Mueller, Gabram Win Highest Number of Unofficial Russell Votes
Rather than go door-to-door while campaigning for a third term as Russell Township trustee, Jim Mueller prefers to stay in one place to meet voters — the township’s recycling center.
“On Saturdays and Sundays, 200 to 300 people pour through there,” said Mueller, who received 22.55 percent of votes cast in Tuesday’s election, or 724 votes, according to final unofficial results of the Geauga County Board of Elections.
“They are people who care about the environment.
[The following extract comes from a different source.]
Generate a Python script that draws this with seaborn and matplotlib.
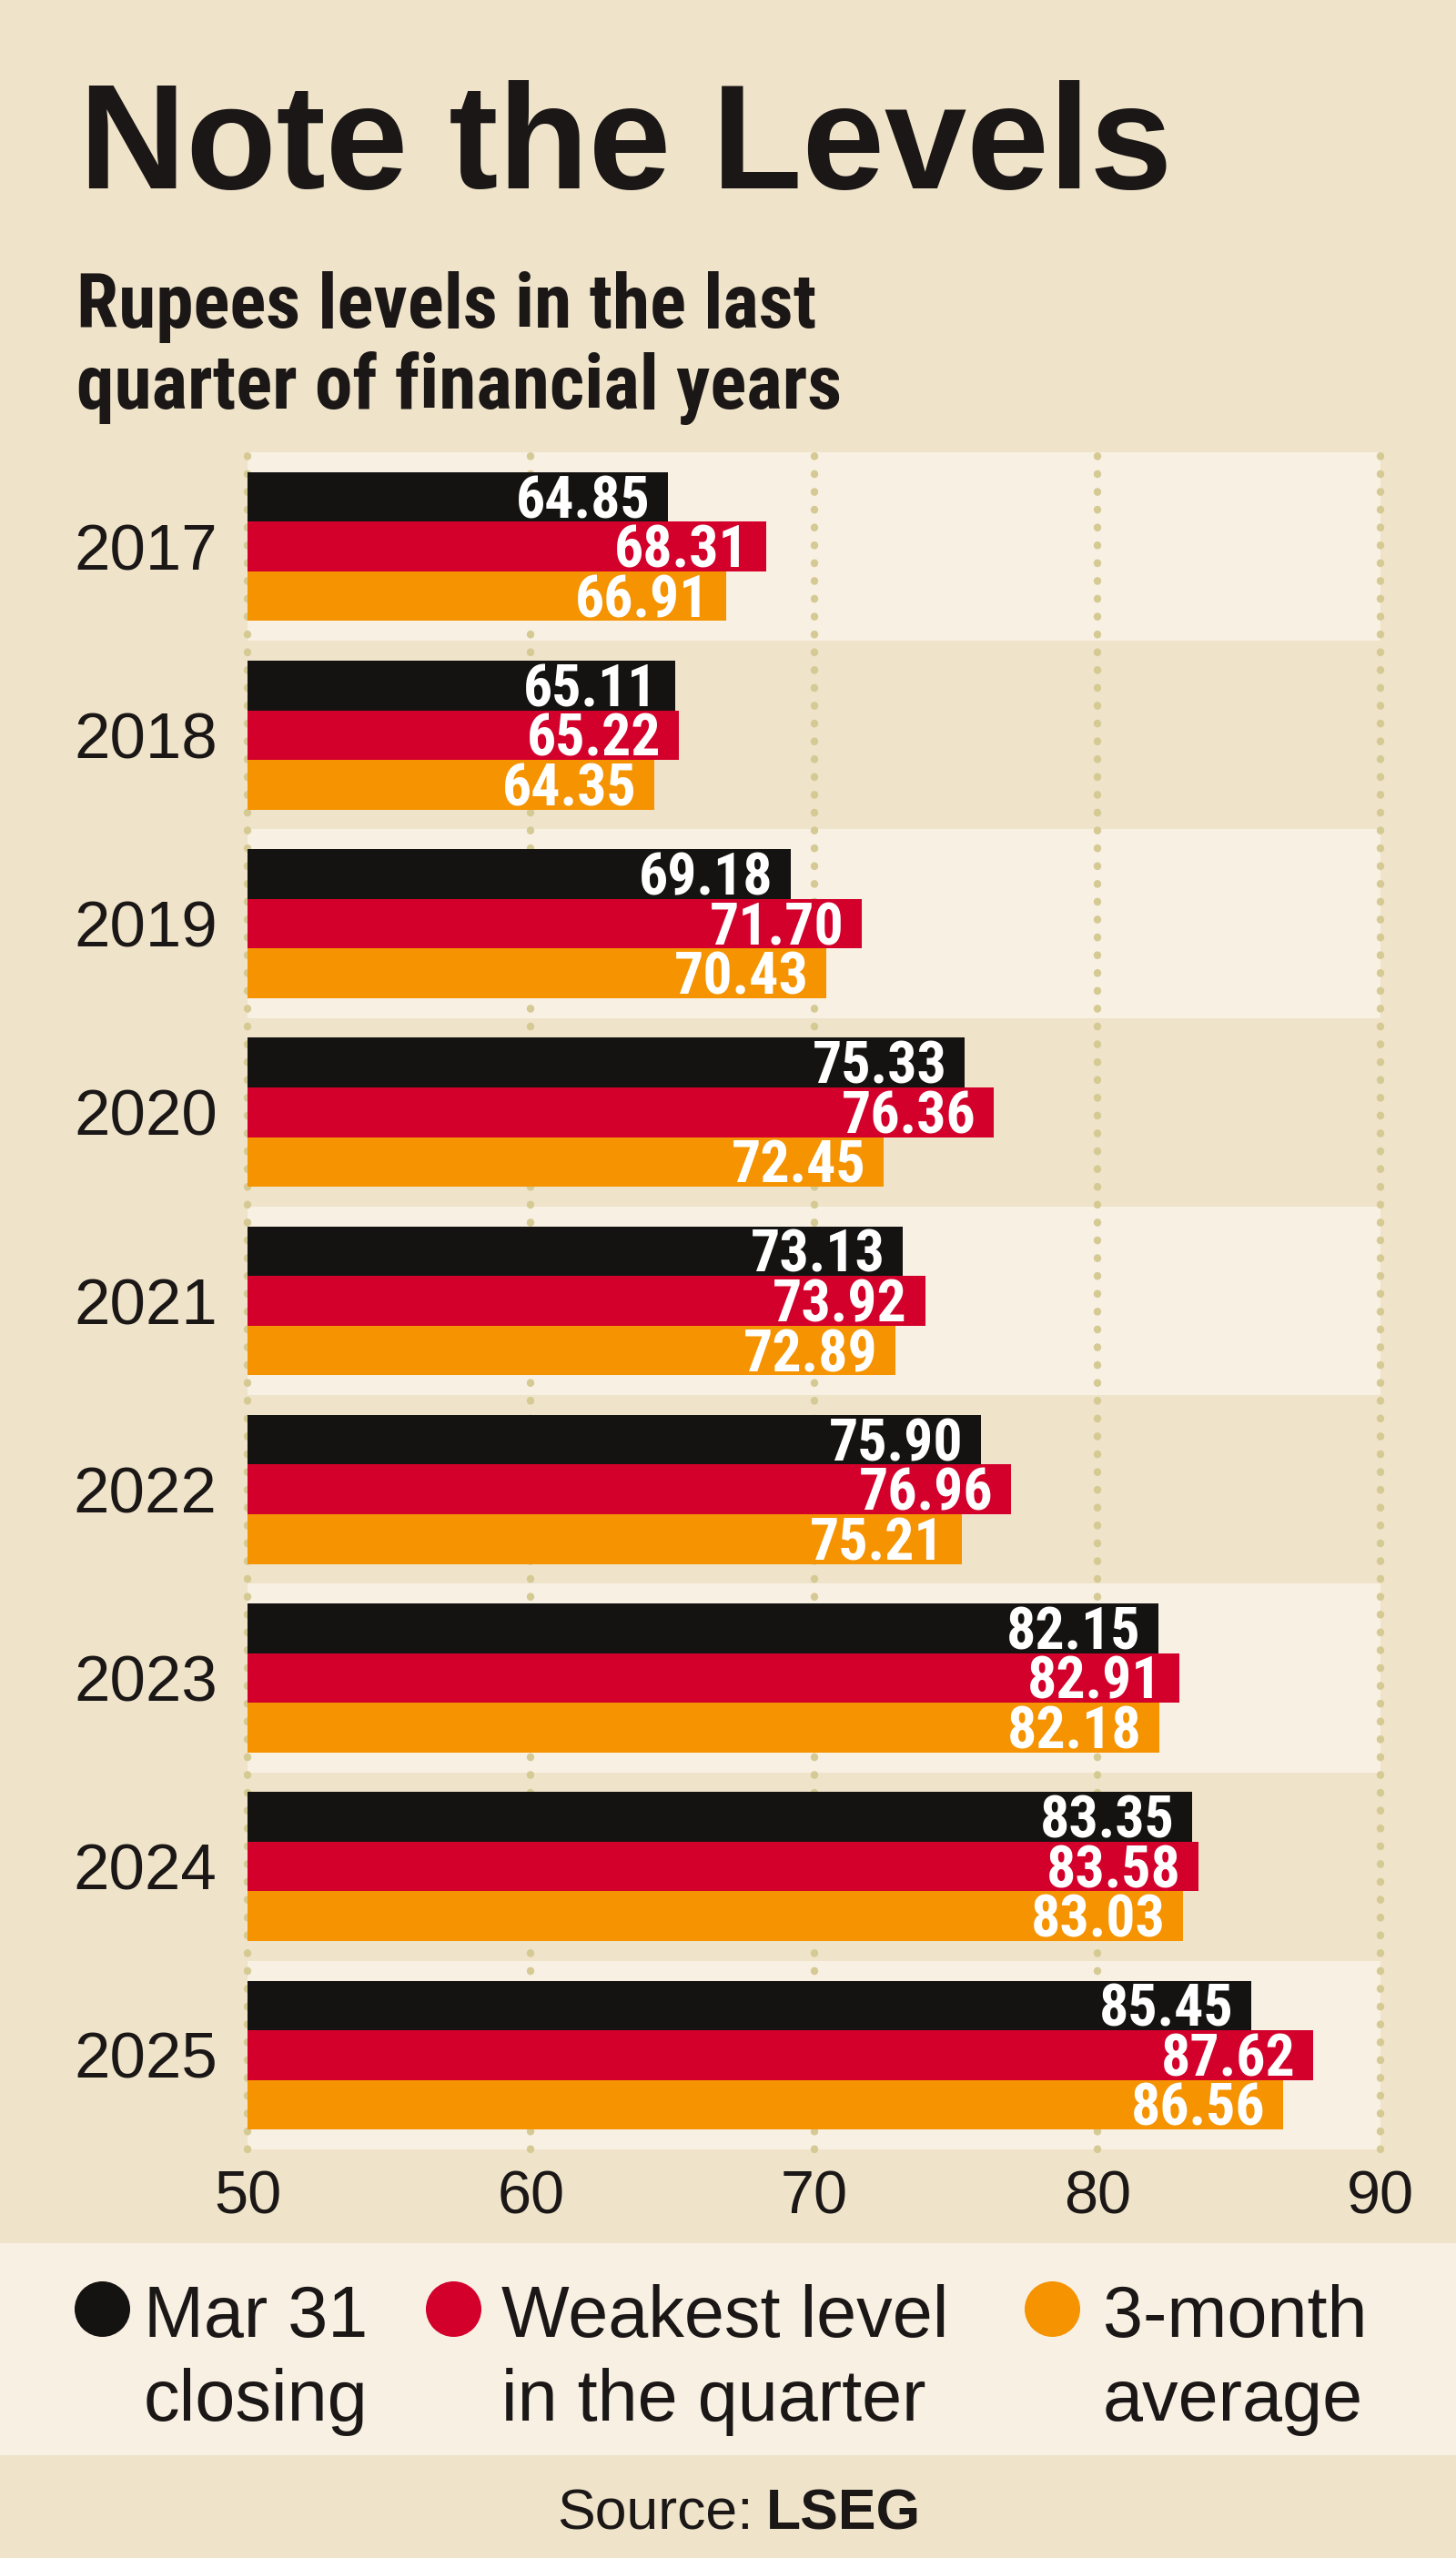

They’re a joy to meet,” he said.
A former county commissioner and state legislator, Mueller said he has been serving the public for 43 years, so he clearly knows how to get out the vote.
His slightly unorthodox system earned him one of the two seats on the board of trustees.
Trustee Jim Dickinson chose not to run this election, so the second seat was hotly contended.
Gary Gabram, a township trustee from 1980 to 2000, received 697 votes, just 16 more than Kristina Port, who received 681 votes, or half of one percentage point less.
“It was a good time to come back in,” Gabram said Wednesday, adding the other contenders didn’t have the experience he has.
Linda O’Brien received 646 votes, Kenneth Armstrong received 409 and Randal Lupi, 54.
Board of elections Director Roberta Halford said Wednesday a recount of the votes is automatic if two or more of the race totals are less than half of 1 percent of the official results.
The election results will be certified on Nov. 22, she said.
Russell trustees placed three levies on the ballot and two were strongly supported by the voters.
The 1.1-mill additional continuing road levy passed with 937 votes or more than 53 percent, and the five-year, 1.5-mill replacement police levy received 1,021 votes or almost 63 percent, according to the final unofficial tally.
The cemetery five-year, 0.25-mill additional levy went down with 1,083 votes against it and only 631 in favor of it.
Mueller said the cemetery levy was the first he knows of in the county and maybe people didn’t fully understand its importance.
Also, while there were police and road department employees out and about, no one was campaigning heavily for the cemetery levy.
The levies are part of the township’s fiscal reorganization necessary due to severe cuts in state funding, which could have depleted the township general fund if the departments continued to draw on it.
“We really have to make sure they stay within their budgets: now that they have enough local tax money coming in to provide for operations, salaries and supplies,” Gabram said.
The police and road departments will have to start saving for equipment they foresee to be needed in the future, which means creating five-year plans for both, he said.
Trustees held several public meetings prior to the election to inform residents about the township’s need for the levies.